■ **Records with drawing code**
****************************************
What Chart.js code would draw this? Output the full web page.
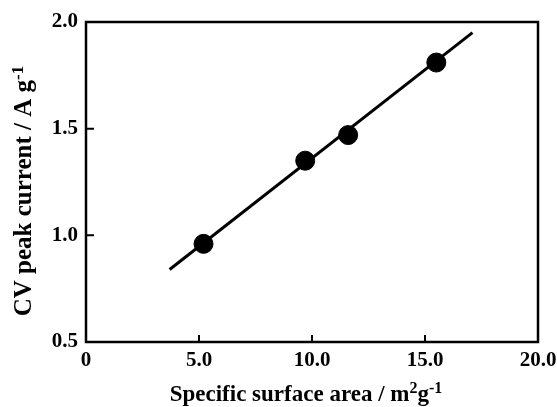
<!DOCTYPE html>
<html>
<head>
<meta charset="utf-8">
<script src="https://cdn.jsdelivr.net/npm/chart.js@4/dist/chart.umd.min.js"></script>
<style>
html,body{margin:0;padding:0;background:#fff;}
#wrap{width:557px;height:407px;}
</style>
</head>
<body>
<div id="wrap"><canvas id="c" width="557" height="407"></canvas></div>
<script>
const surfaceArea = [5.2, 9.7, 11.6, 15.5];
const peakCurrent = [0.96, 1.35, 1.47, 1.81];
const fitX = [3.7, 17.1];
const fitY = [0.84, 1.95];
const xTicks = [0, 5, 10, 15, 20];
const xTickLabels = ['0', '5.0', '10.0', '15.0', '20.0'];
const yTicks = [0.5, 1.0, 1.5, 2.0];
const yTickLabels = ['0.5', '1.0', '1.5', '2.0'];
const xTitleParts = [{t: 'Specific surface area / m'}, {t: '2', sup: true}, {t: 'g'}, {t: '-1', sup: true}];
const yTitleParts = [{t: 'CV peak current / A g'}, {t: '-1', sup: true}];

const FONT = '"Liberation Serif", "Times New Roman", serif';

function drawRich(ctx, parts, cx, baseY, size) {
  const big = 'bold ' + size + 'px ' + FONT, small = 'bold ' + Math.round(size * 0.68) + 'px ' + FONT;
  let w = 0;
  parts.forEach(p => { ctx.font = p.sup ? small : big; w += ctx.measureText(p.t).width; });
  let x = cx - w / 2;
  ctx.textBaseline = 'alphabetic';
  ctx.textAlign = 'left';
  parts.forEach(p => {
    ctx.font = p.sup ? small : big;
    ctx.fillText(p.t, x, p.sup ? baseY - size * 0.33 : baseY);
    x += ctx.measureText(p.t).width;
  });
}

const frame = {
  id: 'frame',
  afterDraw(chart) {
    const {ctx, chartArea: a, scales: {x, y}} = chart;
    ctx.save();
    ctx.strokeStyle = '#000';
    ctx.lineWidth = 2.5;
    ctx.strokeRect(a.left, a.top, a.right - a.left, a.bottom - a.top);
    ctx.lineWidth = 2;
    ctx.beginPath();
    xTicks.forEach(v => {
      const px = x.getPixelForValue(v);
      ctx.moveTo(px, a.bottom);
      ctx.lineTo(px, a.bottom - 7);
    });
    yTicks.forEach(v => {
      const py = y.getPixelForValue(v);
      ctx.moveTo(a.left, py);
      ctx.lineTo(a.left + 8, py);
    });
    ctx.stroke();
    ctx.fillStyle = '#000';
    drawRich(ctx, xTitleParts, (a.left + a.right) / 2 - 6, 401, 23);
    ctx.translate(31, (a.top + a.bottom) / 2 + 9);
    ctx.rotate(-Math.PI / 2);
    drawRich(ctx, yTitleParts, 0, 0, 25);
    ctx.restore();
  }
};

new Chart(document.getElementById('c'), {
  type: 'scatter',
  data: {
    datasets: [
      {
        label: 'fit',
        data: fitX.map((v, i) => ({x: v, y: fitY[i]})),
        showLine: true,
        borderColor: '#000',
        borderWidth: 3,
        pointRadius: 0,
        fill: false,
        order: 2
      },
      {
        label: 'data',
        data: surfaceArea.map((v, i) => ({x: v, y: peakCurrent[i]})),
        backgroundColor: '#000',
        borderColor: '#000',
        pointRadius: 9.5,
        pointHoverRadius: 9.5,
        order: 1
      }
    ]
  },
  options: {
    responsive: false,
    animation: false,
    layout: {padding: {top: 22, right: 19, left: 0, bottom: 0}},
    plugins: {legend: {display: false}, tooltip: {enabled: false}},
    scales: {
      x: {
        type: 'linear',
        min: 0, max: 20,
        afterBuildTicks: s => { s.ticks = xTicks.map(v => ({value: v})); },
        afterFit: s => { s.height = 65; s.paddingRight = 0; s.paddingLeft = 0; },
        grid: {display: false, drawTicks: false},
        border: {display: false},
        ticks: {
          padding: 6,
          color: '#000',
          font: {family: FONT, size: 21, weight: 'bold'},
          maxRotation: 0,
          callback: (v) => xTickLabels[xTicks.indexOf(v)]
        },
        title: {display: false}
      },
      y: {
        type: 'linear',
        min: 0.5, max: 2.0,
        afterBuildTicks: s => { s.ticks = yTicks.map(v => ({value: v})); },
        afterFit: s => { s.width = 86; s.paddingTop = 0; s.paddingBottom = 0; },
        grid: {display: false, drawTicks: false},
        border: {display: false},
        ticks: {
          padding: 8,
          color: '#000',
          font: {family: FONT, size: 21, weight: 'bold'},
          callback: (v) => yTickLabels[yTicks.indexOf(v)]
        },
        title: {display: false}
      }
    }
  },
  plugins: [frame]
});
</script>
</body>
</html>
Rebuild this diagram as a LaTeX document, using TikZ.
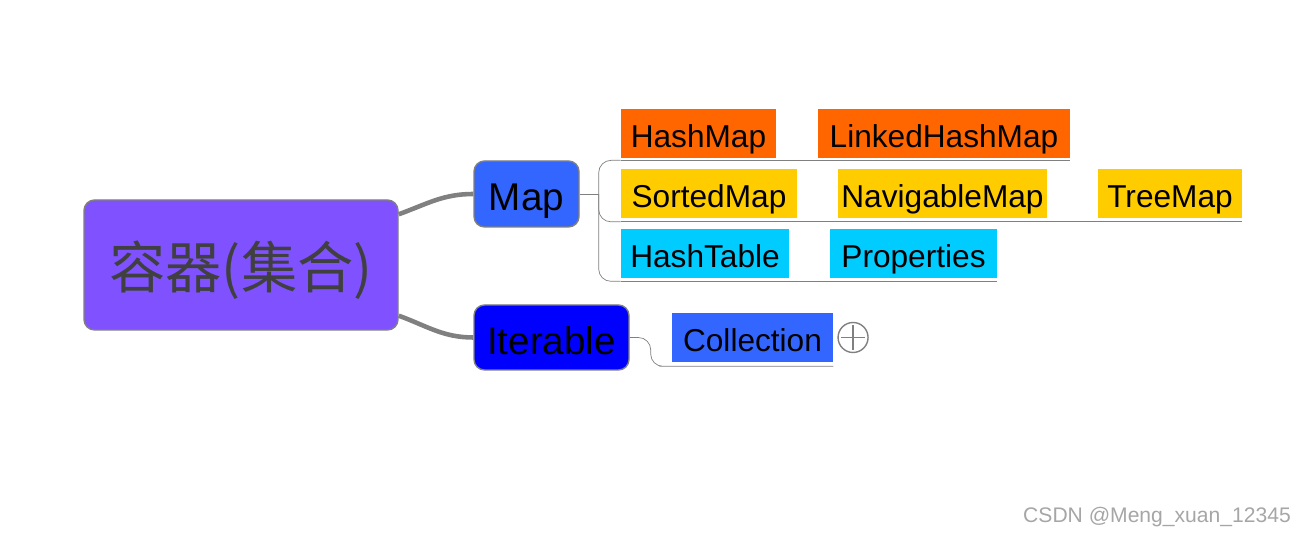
\documentclass[tikz,border=0pt]{standalone}
\usepackage{fontspec}
\setmainfont{Liberation Sans}
\newfontfamily\cjk{Noto Sans CJK SC}
\usetikzlibrary{positioning,calc}

\definecolor{rootviolet}{HTML}{8052FF}
\definecolor{mapblue}{HTML}{3366FF}
\definecolor{iterblue}{HTML}{0000FF}
\definecolor{hashorange}{HTML}{FF6600}
\definecolor{sortedyellow}{HTML}{FFCC00}
\definecolor{tablecyan}{HTML}{00CCFF}

\begin{document}
\begin{tikzpicture}[
    topic/.style={
        rectangle,
        draw=gray,
        thick,
        rounded corners=6pt,
        inner sep=0pt,
        text height=0.8cm,
        text depth=0.12cm,
        font=\fontsize{22}{26}\selectfont
    },
    leaf/.style={
        rectangle,
        inner sep=0pt,
        minimum height=0.98cm,
        text height=0.55cm,
        text depth=0cm,
        font=\fontsize{18}{21}\selectfont
    },
    trunk/.style={draw, gray, line width=2.6pt},
    branch/.style={draw, gray, thin, rounded corners=7pt},
    rule/.style={draw, gray, thin}
]
\useasboundingbox (0,0) rectangle (26.24,10.72);

% Central topic
\node [topic, fill=rootviolet, minimum width=6.28cm, minimum height=2.6cm, text height=1.1cm, text depth=0.15cm,
       text=black!75, font=\cjk\fontsize{32}{38}\selectfont] (root) at (4.82,5.42) {容器(集合)};

% Main topics
\node [topic, fill=mapblue, minimum width=2.1cm, minimum height=1.32cm] (map) at (10.53,6.84) {Map};
\node [topic, fill=iterblue, minimum width=3.1cm, minimum height=1.3cm] (iter) at (11.03,3.97) {Iterable};

% Map subtopics
\node [leaf, fill=hashorange, minimum width=3.1cm] (hashmap) at (13.97,8.05) {HashMap};
\node [leaf, fill=hashorange, minimum width=5.04cm] (linked) at (18.88,8.05) {LinkedHashMap};
\node [leaf, fill=sortedyellow, minimum width=3.52cm] (sorted) at (14.18,6.84) {SortedMap};
\node [leaf, fill=sortedyellow, minimum width=4.18cm] (navig) at (18.85,6.84) {NavigableMap};
\node [leaf, fill=sortedyellow, minimum width=2.88cm] (tree) at (23.4,6.84) {TreeMap};
\node [leaf, fill=tablecyan, minimum width=3.36cm] (table) at (14.1,5.65) {HashTable};
\node [leaf, fill=tablecyan, minimum width=3.34cm] (props) at (18.27,5.65) {Properties};

% Iterable subtopic
\node [leaf, fill=mapblue, minimum width=3.22cm] (coll) at (15.05,3.97) {Collection};
\node [circle, draw=gray, thick, minimum size=0.6cm, inner sep=0pt, right=0.08cm of coll] (expand) {};
\draw [gray, thick] ($(expand.west)+(0.07,0)$) -- ($(expand.east)+(-0.07,0)$)
                    ($(expand.north)+(0,-0.07)$) -- ($(expand.south)+(0,0.07)$);

% Trunks
\draw [trunk] ($(root.north east)+(0,-0.3)$) to [out=20, in=180] (map.west);
\draw [trunk] ($(root.south east)+(0,0.3)$) to [out=-20, in=180] (iter.west);

% Branches
\coordinate (mapfork) at ($(map.east)+(0.38,0)$);
\draw [rule] (map.east) -- (mapfork);
\draw [branch] ($(hashmap.south west)+(0,-0.04)$) -| (mapfork) |- ($(table.south west)+(0,-0.06)$);
\draw [branch] (mapfork) |- ($(sorted.south west)+(0,-0.06)$);
\draw [rule] ($(hashmap.south west)+(0,-0.04)$) -- ($(linked.south east)+(0,-0.04)$);
\draw [rule] ($(sorted.south west)+(0,-0.06)$) -- ($(tree.south east)+(0,-0.06)$);
\draw [rule] ($(table.south west)+(0,-0.06)$) -- ($(props.south east)+(0,-0.06)$);

\coordinate (iterfork) at ($(iter.east)+(0.42,0)$);
\draw [branch] (iter.east) -- (iterfork) |- ($(coll.south west)+(0,-0.08)$) -- ($(coll.south east)+(0,-0.08)$);

% Watermark
\node [text=gray!70, font=\fontsize{12}{14}\selectfont, anchor=east] (mark) at (25.94,0.38) {CSDN @Meng\_xuan\_12345};

\end{tikzpicture}
\end{document}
****************************************
■ **PROMPT**
Wherever a line in the data above holds "this", copy that line.

■ **ANSWER TO THE TASK**
What Chart.js code would draw this? Output the full web page.
Rebuild this diagram as a LaTeX document, using TikZ.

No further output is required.